I didn’t want to ever talk about my childhood or my teenage years because I realize not everyone had that experience. I glossed over many things and left out over half to spare you any secondhand trauma and to spare myself insensitive comments and unnecessary embarrassment.
For the most part, people have a normal life. Nothing life-altering or extraordinary happens, so it’s hard to grasp when you hear actual first hand tales from the hood. I’m writing this entry because I don’t want anyone to think this is a parent-bashing session—it’s not.. they suffered too. I’m writing from my perspective. My testimonies are meant to help someone, so I won’t hold it any longer.
Here are a couple of things you may have read wrong:
I wasn’t over Gino’s house every weekend—it was every other weekend. My mother didn’t even know I had a boyfriend until my sister spilled the beans much later. My mother was walking through abuse from my father as well. I did talk to her later in life about these abuses because I wanted to know why she allowed so much. She said she thought she was the only one being affected. That amazed me. She thought because we were kids, we wouldn’t realize it or remember it. To an extent, I can see that.
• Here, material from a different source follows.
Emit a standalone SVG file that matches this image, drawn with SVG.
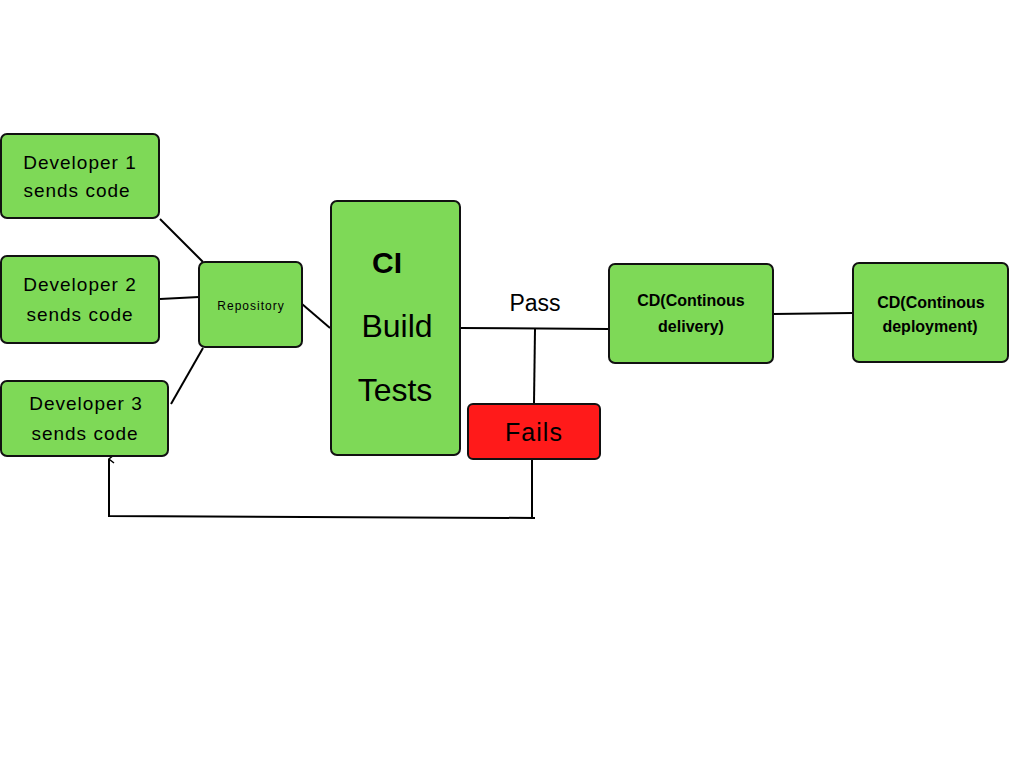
<svg xmlns="http://www.w3.org/2000/svg" width="1024" height="768" viewBox="0 0 1024 768">
<style>
.n{fill:#7ed957;stroke:#111;stroke-width:2}
.f{fill:#ff1a1a;stroke:#111;stroke-width:2}
.t{font-family:"Liberation Sans",Arial,sans-serif;fill:#000;text-anchor:middle;letter-spacing:1px}
.b{font-family:"Liberation Sans",Arial,sans-serif;font-weight:bold;fill:#000;text-anchor:middle}
.c{stroke:#000;stroke-width:2;fill:none}
</style>
<defs><marker id="a" markerWidth="10" markerHeight="10" refX="5" refY="1" orient="auto" markerUnits="userSpaceOnUse"><path d="M1,6 L5,1 L9,6" fill="none" stroke="#000" stroke-width="1.5"/></marker></defs>
<rect width="1024" height="768" fill="#fff"/>
<g id="connectors">
<line class="c" x1="160" y1="219" x2="203" y2="262"/>
<line class="c" x1="160" y1="299" x2="199" y2="297"/>
<line class="c" x1="171" y1="404" x2="203" y2="348"/>
<line class="c" x1="302" y1="304" x2="330" y2="328"/>
<line class="c" x1="460" y1="328" x2="609" y2="329"/>
<line class="c" x1="535" y1="329" x2="534" y2="403"/>
<line class="c" x1="773" y1="314" x2="853" y2="313"/>
<line class="c" x1="532" y1="459" x2="532" y2="518"/>
<path class="c" d="M535,518 L109,516 L109,459" marker-end="url(#a)"/>
</g>
<g id="dev1"><rect class="n" x="1" y="134" width="158" height="84" rx="6"/><text class="t" x="80" y="169" font-size="19">Developer 1</text><text class="t" x="77" y="197" font-size="19">sends code</text></g>
<g id="dev2"><rect class="n" x="1" y="256" width="158" height="87" rx="6"/><text class="t" x="80" y="291" font-size="19">Developer 2</text><text class="t" x="80" y="321" font-size="19">sends code</text></g>
<g id="dev3"><rect class="n" x="1" y="381" width="167" height="75" rx="6"/><text class="t" x="86" y="410" font-size="19">Developer 3</text><text class="t" x="85" y="440" font-size="19">sends code</text></g>
<g id="repo"><rect class="n" x="199" y="262" width="103" height="85" rx="6"/><text class="t" x="251" y="310" font-size="12">Repository</text></g>
<g id="ci"><rect class="n" x="331" y="201" width="129" height="254" rx="6"/><text class="b" x="387" y="273" font-size="30">CI</text><text class="t" x="397" y="337" font-size="32" style="letter-spacing:0">Build</text><text class="t" x="395" y="401" font-size="32" style="letter-spacing:0">Tests</text></g>
<text class="t" x="535" y="311" font-size="23" style="letter-spacing:0">Pass</text>
<g id="fails"><rect class="f" x="468" y="404" width="132" height="55" rx="5"/><text class="t" x="534" y="441" font-size="25">Fails</text></g>
<g id="cd1"><rect class="n" x="609" y="264" width="164" height="99" rx="6"/><text class="b" x="691" y="306" font-size="16">CD(Continous</text><text class="b" x="691" y="332" font-size="16">delivery)</text></g>
<g id="cd2"><rect class="n" x="853" y="263" width="155" height="99" rx="6"/><text class="b" x="931" y="308" font-size="16">CD(Continous</text><text class="b" x="930" y="332" font-size="16">deployment)</text></g>
</svg>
My sister speaks kinda highly of my father at family gatherings because she has blocked out many things and chalk them up to “tough love”. I don’t agree.. I felt the tough, not the love. My mother and I are noticeably uncomfortable when she does this but won’t argue with what she created in her mind to cope.
My sister and I both would leave on the weekends when we could to go to cousins’ or friends’ houses to get a hot bath and escape my father’s tirades. My mom understood that. This was also easier for them—not having two more mouths to feed.
I also decided to forgive my father when I learned that he was barely 17 when he was somewhat forced to marry my mother. I also heard of the some of the abuse he endured at his father’s hands and that breaks my heart. It’s unspeakable. He did what was done to him. You can’t give what you ain’t got and you can’t do what you’ve haven’t been taught.
My mother got pregnant a few months after they got together. Well… in those days, that meant they had to get married. So both of their parents signed the license, and they were married. My mother later lost that child, but they stayed married. They were thrown together in the struggle and just kind of living their own hell.
I am actually not mad at my mother or father. I came to terms with my life in my 30s. I decided to forgive them both because I seek forgiveness for my own life. I can offer grace because I was given grace. Much, if not all, of what happened came at the hands of an enemy who saw where I was headed. It was all to silence me, scar me, or remove me—but none of it worked. I was bent but not broken.
Life is ugly. This is ugly.. but in the ugly there is beauty. The beauty is that I’m still here to tell the story. The beauty is that many have been healed and have come to Jesus in the process. He gets the glory. From the depths I came from I MUST speak from.